Problem description
Take the lines from the one with "Write a Python" through the one with "plt.rcParams['font.family'] = ['Liberation", both ends kept, and reproduce them exactly without the pictures.
**** Information provided ****
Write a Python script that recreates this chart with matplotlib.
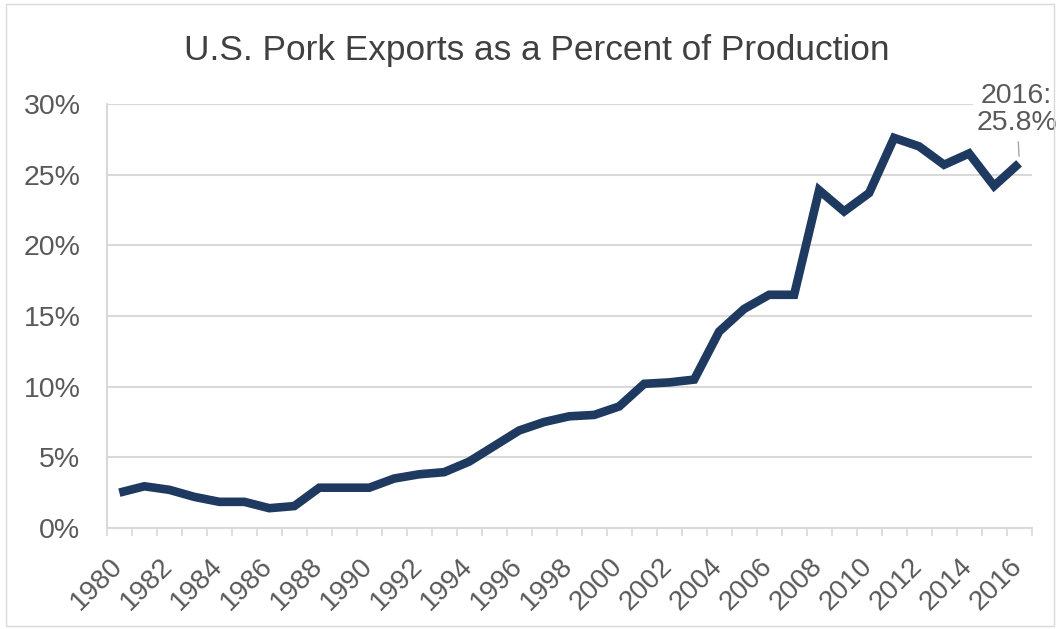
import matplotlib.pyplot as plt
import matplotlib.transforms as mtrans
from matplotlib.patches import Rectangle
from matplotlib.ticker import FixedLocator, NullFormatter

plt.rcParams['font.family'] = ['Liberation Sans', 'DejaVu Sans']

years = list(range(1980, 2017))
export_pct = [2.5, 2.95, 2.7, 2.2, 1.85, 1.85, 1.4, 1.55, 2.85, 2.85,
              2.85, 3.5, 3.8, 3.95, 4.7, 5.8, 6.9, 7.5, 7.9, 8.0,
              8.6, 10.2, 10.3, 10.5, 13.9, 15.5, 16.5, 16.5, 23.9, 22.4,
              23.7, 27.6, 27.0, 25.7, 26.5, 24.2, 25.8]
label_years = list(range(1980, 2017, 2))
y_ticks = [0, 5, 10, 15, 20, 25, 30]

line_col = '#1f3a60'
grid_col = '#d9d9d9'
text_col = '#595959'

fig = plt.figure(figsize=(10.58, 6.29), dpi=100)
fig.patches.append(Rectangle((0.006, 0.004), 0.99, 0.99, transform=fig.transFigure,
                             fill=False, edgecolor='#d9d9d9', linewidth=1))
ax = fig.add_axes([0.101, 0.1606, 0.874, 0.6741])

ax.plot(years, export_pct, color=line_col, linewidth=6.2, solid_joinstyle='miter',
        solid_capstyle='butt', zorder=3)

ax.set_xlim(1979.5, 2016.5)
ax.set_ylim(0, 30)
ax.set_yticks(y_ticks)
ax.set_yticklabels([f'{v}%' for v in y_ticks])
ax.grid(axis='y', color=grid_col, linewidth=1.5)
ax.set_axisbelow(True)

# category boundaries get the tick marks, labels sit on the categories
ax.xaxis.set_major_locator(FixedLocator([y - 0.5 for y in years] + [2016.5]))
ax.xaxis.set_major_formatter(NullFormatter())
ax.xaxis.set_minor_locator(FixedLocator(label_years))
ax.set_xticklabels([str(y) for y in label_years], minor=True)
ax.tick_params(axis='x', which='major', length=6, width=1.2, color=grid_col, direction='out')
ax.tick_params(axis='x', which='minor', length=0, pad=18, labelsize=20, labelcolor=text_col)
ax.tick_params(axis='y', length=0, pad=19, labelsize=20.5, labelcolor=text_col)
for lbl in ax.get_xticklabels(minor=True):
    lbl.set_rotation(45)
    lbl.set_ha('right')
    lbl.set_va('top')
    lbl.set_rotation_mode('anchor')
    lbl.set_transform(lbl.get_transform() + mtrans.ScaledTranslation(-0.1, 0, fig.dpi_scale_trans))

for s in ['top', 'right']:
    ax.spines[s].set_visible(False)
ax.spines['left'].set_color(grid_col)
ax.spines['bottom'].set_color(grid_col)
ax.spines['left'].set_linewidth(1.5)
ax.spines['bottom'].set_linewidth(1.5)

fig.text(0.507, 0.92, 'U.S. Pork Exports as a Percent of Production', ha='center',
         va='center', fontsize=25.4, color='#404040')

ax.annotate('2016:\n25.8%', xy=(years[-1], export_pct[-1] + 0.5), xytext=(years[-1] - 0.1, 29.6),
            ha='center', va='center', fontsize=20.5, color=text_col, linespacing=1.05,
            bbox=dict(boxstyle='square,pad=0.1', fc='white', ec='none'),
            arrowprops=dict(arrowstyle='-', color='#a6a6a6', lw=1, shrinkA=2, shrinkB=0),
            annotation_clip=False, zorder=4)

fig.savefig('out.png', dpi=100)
****
**** Information provided ****
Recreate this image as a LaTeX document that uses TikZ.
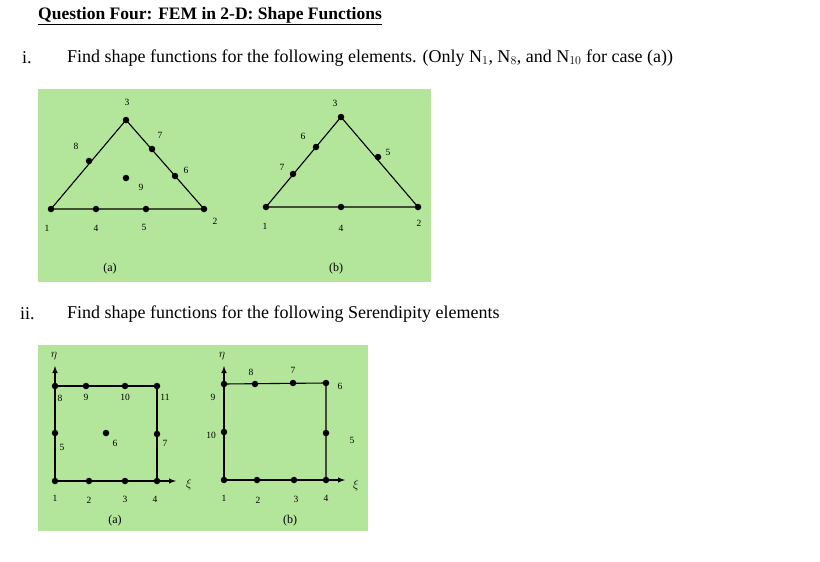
****
**** Information provided ****
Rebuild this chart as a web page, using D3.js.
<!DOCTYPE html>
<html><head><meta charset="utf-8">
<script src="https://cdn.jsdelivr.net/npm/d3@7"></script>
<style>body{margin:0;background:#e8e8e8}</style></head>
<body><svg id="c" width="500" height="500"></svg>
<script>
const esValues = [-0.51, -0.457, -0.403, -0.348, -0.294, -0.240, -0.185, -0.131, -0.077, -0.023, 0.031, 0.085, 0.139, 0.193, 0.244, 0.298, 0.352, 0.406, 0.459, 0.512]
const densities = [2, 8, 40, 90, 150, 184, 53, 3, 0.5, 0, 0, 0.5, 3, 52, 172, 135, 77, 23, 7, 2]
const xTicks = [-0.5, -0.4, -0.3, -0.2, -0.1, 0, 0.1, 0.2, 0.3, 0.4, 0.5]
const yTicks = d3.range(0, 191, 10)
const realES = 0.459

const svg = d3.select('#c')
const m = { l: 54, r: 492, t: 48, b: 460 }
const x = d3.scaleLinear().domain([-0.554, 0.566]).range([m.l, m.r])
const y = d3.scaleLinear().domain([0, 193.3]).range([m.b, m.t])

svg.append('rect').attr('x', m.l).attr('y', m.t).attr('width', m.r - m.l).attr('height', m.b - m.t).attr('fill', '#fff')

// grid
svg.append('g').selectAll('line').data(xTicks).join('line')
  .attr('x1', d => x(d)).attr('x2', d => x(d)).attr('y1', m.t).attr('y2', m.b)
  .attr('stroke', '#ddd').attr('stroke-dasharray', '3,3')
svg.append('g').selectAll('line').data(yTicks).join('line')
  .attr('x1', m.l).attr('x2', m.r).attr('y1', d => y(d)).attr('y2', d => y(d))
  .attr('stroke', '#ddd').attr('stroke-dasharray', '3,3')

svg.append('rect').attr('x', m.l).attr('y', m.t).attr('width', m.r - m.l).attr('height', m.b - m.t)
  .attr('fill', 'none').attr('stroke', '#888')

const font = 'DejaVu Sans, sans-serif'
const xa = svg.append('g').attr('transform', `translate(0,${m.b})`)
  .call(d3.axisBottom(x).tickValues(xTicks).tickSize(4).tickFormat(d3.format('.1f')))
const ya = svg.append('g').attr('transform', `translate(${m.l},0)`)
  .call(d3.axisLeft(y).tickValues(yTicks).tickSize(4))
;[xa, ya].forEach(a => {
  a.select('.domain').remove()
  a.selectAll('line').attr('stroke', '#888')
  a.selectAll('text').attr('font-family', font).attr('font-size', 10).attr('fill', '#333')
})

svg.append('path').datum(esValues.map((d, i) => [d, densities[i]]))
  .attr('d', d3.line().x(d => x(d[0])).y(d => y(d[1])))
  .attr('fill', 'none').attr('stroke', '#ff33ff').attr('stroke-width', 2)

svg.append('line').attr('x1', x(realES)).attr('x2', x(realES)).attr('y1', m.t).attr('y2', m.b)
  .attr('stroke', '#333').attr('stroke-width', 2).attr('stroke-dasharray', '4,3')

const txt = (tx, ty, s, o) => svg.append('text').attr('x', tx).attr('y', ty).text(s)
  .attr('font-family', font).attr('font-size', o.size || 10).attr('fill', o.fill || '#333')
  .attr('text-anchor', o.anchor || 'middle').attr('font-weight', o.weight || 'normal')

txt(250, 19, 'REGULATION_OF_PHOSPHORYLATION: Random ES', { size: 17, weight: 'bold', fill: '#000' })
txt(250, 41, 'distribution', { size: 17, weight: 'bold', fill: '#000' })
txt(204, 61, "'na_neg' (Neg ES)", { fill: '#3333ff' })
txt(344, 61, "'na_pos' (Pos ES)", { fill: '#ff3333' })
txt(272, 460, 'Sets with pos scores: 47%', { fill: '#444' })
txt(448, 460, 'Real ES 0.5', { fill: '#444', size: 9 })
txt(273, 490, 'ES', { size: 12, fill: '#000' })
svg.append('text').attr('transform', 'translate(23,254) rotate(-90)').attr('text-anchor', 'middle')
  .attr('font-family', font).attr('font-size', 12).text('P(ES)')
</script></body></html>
****
Answer below
Write a Python script that recreates this chart with matplotlib.
import matplotlib.pyplot as plt
import matplotlib.transforms as mtrans
from matplotlib.patches import Rectangle
from matplotlib.ticker import FixedLocator, NullFormatter

plt.rcParams['font.family'] = ['Liberation Sans', 'DejaVu Sans']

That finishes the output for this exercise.